Denny was on a six-hour trip, baiting the “wave buoy” off the backside of Lanai with no bites. He then ran inside to the “Slides,” where he found some opelu piles. He picked up a Rainbow Runner and had an ono bite before running out of time to work the area. As he rounded the corner off the Palaoa Point Lighthouse, he headed down the south side of Lanai, making a straight line toward Maui.

Denny was in 40 fathoms of water, on an ono run home, when they raised a marlin off Black Manele. Denny heard the long gone reel take off as the fish went ballistic, getting real acrobatic and jumping all across the water for several minutes.

The marlin ran the 50-pound test line 400 yards into the backing and then turned, coming back toward the boat up the port side. There was plenty of line out, so Denny didn’t have to throttle the boat ahead. He just stopped the boat and watched as the marlin turned and headed in toward the line.

Denny didn’t want to put the boat in gear with the line still tight and take a chance of the fish busting them off as it crossed the light line. Once the marlin got across the line, heading off to the starboard side, Denny started to back after it.
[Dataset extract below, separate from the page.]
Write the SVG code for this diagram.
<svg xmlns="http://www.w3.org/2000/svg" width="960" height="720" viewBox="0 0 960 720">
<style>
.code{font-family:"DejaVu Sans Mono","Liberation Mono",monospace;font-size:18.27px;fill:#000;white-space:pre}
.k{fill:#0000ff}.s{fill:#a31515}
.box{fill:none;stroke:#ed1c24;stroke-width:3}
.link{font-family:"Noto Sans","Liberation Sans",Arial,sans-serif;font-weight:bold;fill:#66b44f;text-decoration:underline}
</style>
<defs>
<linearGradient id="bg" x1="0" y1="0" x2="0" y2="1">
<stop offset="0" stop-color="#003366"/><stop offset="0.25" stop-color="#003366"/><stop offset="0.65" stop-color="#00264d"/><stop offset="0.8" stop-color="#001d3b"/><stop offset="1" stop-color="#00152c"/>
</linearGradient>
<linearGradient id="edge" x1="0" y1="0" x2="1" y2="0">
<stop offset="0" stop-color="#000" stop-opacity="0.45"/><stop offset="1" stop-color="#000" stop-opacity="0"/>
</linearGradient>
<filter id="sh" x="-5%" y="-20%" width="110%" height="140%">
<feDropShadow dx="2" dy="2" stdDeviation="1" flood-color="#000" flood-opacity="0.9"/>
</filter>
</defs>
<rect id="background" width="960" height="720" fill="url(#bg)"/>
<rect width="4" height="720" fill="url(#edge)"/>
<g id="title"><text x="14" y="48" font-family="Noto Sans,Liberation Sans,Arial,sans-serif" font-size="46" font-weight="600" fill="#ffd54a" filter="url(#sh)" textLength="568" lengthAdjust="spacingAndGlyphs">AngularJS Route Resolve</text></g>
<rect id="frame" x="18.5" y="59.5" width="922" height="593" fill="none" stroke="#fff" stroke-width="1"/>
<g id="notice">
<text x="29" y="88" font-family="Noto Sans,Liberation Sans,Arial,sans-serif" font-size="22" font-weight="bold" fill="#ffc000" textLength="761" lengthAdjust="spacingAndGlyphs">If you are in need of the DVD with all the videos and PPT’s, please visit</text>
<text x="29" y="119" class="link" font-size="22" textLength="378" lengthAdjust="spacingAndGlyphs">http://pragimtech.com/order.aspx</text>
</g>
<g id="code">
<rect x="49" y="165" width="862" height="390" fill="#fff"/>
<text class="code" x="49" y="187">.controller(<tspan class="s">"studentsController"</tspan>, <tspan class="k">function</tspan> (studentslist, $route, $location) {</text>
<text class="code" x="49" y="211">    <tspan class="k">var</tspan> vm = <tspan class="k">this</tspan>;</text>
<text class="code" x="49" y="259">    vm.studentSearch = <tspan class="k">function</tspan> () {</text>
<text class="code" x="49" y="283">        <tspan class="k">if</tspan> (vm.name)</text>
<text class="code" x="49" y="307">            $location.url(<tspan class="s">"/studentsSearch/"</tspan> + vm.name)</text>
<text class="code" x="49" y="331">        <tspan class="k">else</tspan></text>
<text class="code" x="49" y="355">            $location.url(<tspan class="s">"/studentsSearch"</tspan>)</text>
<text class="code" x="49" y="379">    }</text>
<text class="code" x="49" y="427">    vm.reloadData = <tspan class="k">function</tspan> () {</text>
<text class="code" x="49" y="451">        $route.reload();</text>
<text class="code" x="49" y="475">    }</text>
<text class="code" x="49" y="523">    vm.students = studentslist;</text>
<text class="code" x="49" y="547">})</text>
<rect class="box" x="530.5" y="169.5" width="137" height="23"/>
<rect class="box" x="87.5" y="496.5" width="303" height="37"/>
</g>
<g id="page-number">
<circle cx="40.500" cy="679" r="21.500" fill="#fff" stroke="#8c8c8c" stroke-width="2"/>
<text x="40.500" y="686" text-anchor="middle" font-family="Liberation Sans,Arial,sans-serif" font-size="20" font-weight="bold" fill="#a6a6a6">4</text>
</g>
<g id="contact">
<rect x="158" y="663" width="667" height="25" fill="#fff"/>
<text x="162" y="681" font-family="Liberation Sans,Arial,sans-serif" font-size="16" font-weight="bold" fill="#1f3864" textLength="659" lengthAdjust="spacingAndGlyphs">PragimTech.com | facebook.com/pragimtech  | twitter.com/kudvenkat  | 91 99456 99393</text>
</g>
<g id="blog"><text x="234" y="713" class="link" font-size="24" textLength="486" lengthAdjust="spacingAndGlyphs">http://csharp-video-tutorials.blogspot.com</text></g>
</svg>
Denny was thinking, “If we made it past this point, we might have a chance.” The marlin went down at that point and just kind of hung out, not pulling much line. Denny kept reversing after the fish and watching the angler. When the angler started to tire, Denny would slow the boat to give him a break.

As Denny got straight up on the fish, he idled the boat ahead to get a better angle, trying not to take too much line off the reel. Once he had a good angle, he told the angler, “Let’s go back. On your mark, get set, start turning the handle now! Crank, crank, crank.”

Denny planed the marlin for 30 minutes and could only work the fish as fast as the angler could go. Denny could tell the fish was pretty much dead as it came up long gone distance out.

At the rubber band, the marlin was barely moving. Maybe a kick here and there; nothing powerful.

Once the marlin came up to double line, it was brown, popping up straight behind the boat. Josh leadered the fish to the stern as Denny got it secured. This was Josh’s first marlin working the deck himself.